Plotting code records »
═══

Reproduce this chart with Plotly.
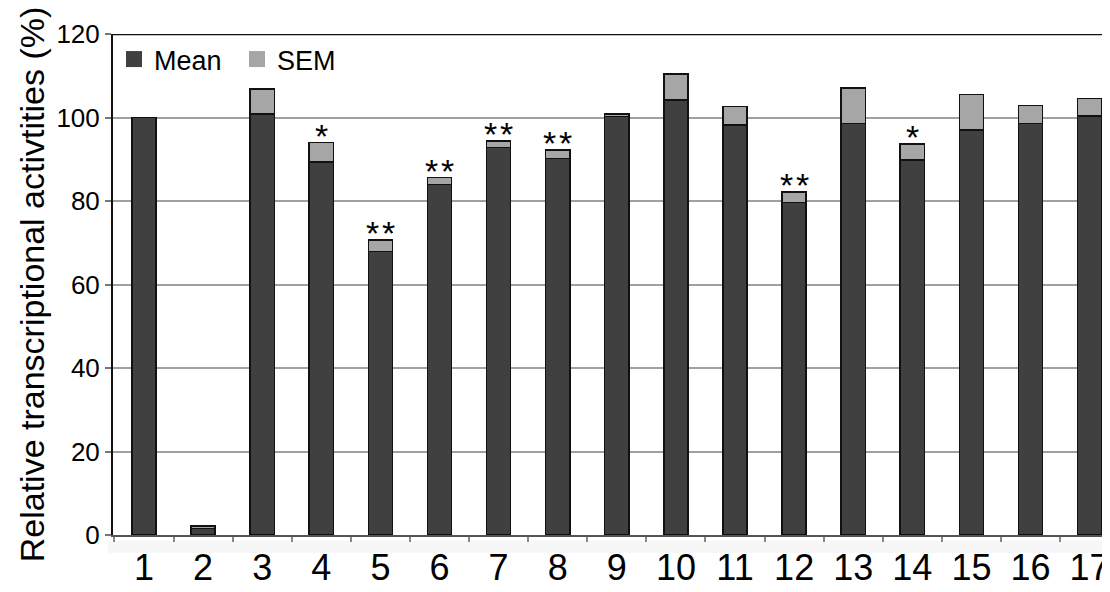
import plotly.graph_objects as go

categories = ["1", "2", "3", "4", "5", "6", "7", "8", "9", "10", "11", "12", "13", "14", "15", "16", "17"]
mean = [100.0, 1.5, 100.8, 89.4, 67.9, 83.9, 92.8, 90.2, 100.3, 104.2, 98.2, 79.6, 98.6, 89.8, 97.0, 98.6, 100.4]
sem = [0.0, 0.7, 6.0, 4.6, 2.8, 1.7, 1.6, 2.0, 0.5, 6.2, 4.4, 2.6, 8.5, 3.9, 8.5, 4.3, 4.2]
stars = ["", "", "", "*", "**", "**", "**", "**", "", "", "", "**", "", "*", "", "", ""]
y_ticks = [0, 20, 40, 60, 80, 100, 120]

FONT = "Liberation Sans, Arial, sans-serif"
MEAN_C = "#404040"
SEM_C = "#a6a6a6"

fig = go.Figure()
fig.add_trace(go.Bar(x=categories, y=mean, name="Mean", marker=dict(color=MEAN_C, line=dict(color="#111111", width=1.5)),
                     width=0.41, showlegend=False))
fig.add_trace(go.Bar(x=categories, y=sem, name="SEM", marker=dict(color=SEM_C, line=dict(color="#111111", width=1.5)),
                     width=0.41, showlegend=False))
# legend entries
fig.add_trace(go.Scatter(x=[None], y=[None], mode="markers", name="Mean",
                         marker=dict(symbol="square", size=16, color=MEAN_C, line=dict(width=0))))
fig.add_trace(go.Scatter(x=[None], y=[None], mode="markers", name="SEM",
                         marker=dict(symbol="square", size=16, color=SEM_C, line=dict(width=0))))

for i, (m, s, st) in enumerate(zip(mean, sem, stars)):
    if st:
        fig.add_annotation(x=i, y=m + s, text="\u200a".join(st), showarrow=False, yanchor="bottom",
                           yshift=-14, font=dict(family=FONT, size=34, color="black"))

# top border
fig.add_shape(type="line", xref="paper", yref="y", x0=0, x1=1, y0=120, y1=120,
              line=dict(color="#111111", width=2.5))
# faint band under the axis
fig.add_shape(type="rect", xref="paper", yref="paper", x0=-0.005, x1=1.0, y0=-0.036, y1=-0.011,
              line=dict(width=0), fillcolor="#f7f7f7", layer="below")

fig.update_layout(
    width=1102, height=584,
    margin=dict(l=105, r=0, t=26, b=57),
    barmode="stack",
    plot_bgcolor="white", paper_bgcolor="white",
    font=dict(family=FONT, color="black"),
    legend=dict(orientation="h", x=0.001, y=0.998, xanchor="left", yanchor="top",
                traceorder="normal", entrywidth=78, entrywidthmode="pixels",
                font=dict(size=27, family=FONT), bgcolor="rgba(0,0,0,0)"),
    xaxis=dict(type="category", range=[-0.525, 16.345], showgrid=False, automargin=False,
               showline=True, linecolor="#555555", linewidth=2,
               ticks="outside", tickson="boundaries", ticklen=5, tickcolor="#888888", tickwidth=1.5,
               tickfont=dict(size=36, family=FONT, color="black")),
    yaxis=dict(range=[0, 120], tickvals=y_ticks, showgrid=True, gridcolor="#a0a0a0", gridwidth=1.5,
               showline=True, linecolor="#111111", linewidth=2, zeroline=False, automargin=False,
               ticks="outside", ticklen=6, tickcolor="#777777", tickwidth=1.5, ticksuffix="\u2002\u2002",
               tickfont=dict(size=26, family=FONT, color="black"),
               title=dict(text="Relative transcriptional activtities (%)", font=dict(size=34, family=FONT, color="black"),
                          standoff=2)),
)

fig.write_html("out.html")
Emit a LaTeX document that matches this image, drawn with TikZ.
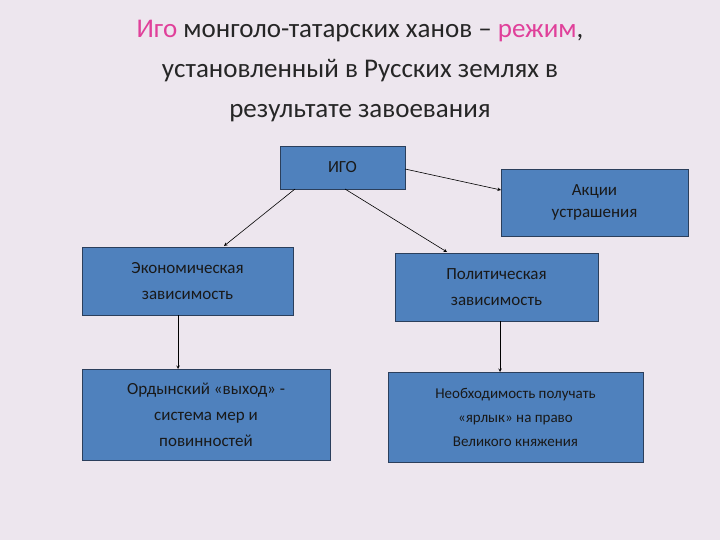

═══

Exercise » Take the records from their first line through the line containing "import plotly.graph_objects as go" and please return exactly those lines, both ends included, minus the pictures.

Complete response »
Reproduce this chart with Plotly.
import plotly.graph_objects as go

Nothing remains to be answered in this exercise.